Esse dinâmico hipertexto é propriamente uma hiperedição que permite utilizar novas ferramentas capazes de criar novos modelos de edição. De acordo com Richard Finneran (1996), as edições científicas demandam extensas pesquisas e reúnem documentos importantes que são omitidos nas versões impressas destinadas aos leitores, porque os custos da impressão de fac-símiles e imagens são muito altos. Nesse sentido, a Web surge como uma alternativa para a publicação e divulgação de edições científicas, pela sua ampla capacidade de difusão e o reduzido investimento financeiro dispensado ao projeto, comparando às edições impressas. Para Peter Shillingsburg, Money (whether scarce or abundant) and technology (in more ways every year) affect editorial goals and even editorial principles. […] not only are there legitimate differences in editorial goals based on differences in formal orientations and other theoretical concepts, but there are also practical differences in editorial goals that are imposed by economic influences7. (Shillingsburg, 2004, p. 123)

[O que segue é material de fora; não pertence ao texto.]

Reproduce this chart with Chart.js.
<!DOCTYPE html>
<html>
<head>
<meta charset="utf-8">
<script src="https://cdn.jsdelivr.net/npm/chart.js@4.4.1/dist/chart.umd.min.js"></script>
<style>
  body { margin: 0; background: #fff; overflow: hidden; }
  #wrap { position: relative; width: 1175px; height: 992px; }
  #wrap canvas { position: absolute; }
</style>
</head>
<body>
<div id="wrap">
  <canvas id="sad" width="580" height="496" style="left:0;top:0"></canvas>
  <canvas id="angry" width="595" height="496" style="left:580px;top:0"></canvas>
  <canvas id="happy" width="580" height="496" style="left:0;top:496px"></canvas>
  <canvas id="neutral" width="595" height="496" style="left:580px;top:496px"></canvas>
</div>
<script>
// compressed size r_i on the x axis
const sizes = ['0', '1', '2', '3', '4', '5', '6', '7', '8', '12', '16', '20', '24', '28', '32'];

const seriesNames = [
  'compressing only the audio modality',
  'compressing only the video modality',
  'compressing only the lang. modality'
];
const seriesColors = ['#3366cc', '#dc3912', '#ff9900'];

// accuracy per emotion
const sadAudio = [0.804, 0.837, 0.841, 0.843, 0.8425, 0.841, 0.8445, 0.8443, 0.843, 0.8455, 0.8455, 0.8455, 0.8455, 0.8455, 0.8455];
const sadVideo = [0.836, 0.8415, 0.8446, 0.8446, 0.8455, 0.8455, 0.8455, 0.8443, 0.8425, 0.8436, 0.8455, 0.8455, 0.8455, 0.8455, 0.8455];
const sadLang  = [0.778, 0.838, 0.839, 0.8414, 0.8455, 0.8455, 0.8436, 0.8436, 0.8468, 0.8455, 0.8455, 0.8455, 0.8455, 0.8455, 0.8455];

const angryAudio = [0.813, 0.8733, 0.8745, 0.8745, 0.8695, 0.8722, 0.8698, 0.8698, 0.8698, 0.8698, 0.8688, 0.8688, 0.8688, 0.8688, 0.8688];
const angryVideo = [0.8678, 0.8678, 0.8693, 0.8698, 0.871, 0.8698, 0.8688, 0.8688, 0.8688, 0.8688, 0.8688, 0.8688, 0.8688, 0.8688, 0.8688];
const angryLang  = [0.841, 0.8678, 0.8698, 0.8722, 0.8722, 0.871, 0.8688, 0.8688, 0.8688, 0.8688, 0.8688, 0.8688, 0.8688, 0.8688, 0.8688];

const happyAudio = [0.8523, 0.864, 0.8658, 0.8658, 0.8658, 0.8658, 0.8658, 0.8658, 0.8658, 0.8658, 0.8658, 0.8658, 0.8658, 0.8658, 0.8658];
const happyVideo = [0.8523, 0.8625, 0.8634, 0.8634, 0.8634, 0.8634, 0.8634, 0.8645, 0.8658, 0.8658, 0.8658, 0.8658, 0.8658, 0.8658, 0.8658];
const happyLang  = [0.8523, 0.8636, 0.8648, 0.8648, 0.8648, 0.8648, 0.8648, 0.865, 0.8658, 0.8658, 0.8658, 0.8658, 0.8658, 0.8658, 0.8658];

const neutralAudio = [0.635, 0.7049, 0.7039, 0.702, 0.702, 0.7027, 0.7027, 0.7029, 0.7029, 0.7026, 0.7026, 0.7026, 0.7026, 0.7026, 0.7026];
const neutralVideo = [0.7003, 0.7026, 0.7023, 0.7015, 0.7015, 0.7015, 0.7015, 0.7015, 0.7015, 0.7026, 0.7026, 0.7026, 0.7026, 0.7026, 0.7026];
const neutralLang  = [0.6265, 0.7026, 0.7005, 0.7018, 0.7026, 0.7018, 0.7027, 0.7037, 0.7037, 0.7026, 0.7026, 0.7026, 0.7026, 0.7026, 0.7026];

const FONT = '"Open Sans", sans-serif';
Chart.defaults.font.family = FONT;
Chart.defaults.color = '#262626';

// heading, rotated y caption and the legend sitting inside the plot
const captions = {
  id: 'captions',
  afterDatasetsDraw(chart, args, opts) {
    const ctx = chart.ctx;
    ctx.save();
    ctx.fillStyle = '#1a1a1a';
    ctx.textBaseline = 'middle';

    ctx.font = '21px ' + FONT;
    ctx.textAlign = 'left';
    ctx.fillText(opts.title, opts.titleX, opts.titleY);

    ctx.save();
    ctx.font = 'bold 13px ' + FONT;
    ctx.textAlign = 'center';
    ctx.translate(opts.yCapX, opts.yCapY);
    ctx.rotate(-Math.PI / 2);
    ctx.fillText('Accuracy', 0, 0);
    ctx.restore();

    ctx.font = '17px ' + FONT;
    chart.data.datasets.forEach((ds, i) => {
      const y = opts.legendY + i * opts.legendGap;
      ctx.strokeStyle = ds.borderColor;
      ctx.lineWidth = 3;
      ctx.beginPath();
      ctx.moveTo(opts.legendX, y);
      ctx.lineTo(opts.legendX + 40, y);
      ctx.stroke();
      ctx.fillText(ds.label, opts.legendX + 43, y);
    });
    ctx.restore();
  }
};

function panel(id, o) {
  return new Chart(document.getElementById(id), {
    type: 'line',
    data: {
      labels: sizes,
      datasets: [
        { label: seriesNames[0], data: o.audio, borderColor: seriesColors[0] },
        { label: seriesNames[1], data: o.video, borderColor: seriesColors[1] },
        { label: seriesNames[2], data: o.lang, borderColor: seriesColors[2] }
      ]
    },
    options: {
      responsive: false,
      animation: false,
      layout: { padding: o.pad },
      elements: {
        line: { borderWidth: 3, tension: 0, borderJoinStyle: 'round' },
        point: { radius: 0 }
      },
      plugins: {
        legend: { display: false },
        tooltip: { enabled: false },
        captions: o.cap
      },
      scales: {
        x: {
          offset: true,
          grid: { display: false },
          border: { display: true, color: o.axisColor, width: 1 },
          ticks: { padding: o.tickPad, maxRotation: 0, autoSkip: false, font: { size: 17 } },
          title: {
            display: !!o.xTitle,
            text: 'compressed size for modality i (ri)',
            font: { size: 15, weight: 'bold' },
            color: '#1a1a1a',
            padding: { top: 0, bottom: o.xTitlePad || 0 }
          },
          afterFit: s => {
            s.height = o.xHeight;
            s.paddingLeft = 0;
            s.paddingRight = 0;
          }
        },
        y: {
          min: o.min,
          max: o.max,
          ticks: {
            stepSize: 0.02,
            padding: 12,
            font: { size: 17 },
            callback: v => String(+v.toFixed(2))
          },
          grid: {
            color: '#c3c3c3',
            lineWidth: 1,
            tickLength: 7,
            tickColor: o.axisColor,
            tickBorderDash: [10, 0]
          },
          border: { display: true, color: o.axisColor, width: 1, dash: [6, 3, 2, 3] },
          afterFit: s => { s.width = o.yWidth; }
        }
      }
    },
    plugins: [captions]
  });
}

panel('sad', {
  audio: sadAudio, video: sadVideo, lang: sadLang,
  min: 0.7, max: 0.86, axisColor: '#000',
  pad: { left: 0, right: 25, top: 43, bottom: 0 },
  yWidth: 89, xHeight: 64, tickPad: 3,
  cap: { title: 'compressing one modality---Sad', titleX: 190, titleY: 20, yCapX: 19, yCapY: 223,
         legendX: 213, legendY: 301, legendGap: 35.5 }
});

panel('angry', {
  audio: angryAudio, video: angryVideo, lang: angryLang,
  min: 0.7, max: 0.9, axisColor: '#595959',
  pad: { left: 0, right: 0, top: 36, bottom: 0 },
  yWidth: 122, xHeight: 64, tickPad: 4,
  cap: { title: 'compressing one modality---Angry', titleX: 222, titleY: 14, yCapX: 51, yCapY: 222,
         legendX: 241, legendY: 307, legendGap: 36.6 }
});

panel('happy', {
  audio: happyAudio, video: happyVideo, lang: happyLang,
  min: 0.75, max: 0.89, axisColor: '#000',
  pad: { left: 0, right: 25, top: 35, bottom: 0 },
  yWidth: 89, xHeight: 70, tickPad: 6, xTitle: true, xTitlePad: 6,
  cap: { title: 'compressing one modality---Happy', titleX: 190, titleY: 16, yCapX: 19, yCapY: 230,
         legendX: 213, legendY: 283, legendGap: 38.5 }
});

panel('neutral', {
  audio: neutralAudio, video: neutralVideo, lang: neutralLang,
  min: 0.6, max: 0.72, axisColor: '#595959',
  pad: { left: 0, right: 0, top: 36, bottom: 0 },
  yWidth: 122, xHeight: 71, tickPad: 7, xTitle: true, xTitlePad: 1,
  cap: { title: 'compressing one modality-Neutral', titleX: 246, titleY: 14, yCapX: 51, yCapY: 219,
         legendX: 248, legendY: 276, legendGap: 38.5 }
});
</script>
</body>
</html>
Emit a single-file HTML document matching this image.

O termo hiperedição é o mais adequado para se definir a atual tendência das edições eletrônicas empreendidas pelos filólogos e as recentes aplicações das tecnologias digitais nos trabalhos de Crítica Textual. De acordo com McGann (1997, p. 44), “HyperEditing is what scholars will be doing for a long time.”8 Uma hiperedição é uma hipermídia que geralmente apresenta mais de um tipo de edição convencional integradas a documentos paratextuais em formatos diversos, organizados conforme critérios estabelecidos pelo editor. Trata-se, portanto, de uma edição híbrida que apresenta novas potencialidades de leitura e análise dos textos. Na hiperedição, o layout, o design e a lógica do funcionamento da interface giram em torno dos objetivos que se pretendem alcançar, dentre eles, o de apresentar os resultados de um ou vários estudos filológicos de modo interativo. Não se trata da constituição de um arquivo eletrônico de textos, imagens e outros materiais reunidos de modo aleatório, ou apenas a constituição de um hipertexto digital, utilizando textos alfanuméricos, substituindo as notas e os aparatos das edições convencionais por links, com pequenos blocos de textos e imagens. Uma hiperedição é uma hipermídia e o hipertexto é apenas um aspecto de sua constituição. De acordo com McGann (1997, p. 43), os hipertextos tornam-se ideais para a constituição das hipermídias porque […] allow one to navigate through large masses of documents and to connect these documents, or parts of the documents, in complex ways. [...] They are called hypermedia programs when they have the power to include audile and/or visual documents in the system. […] They can be distributed in self-contained forms [...] or they can be structured for transmission through the Network. In this last case, the basic hypertext structure is raised to a higher power […]9.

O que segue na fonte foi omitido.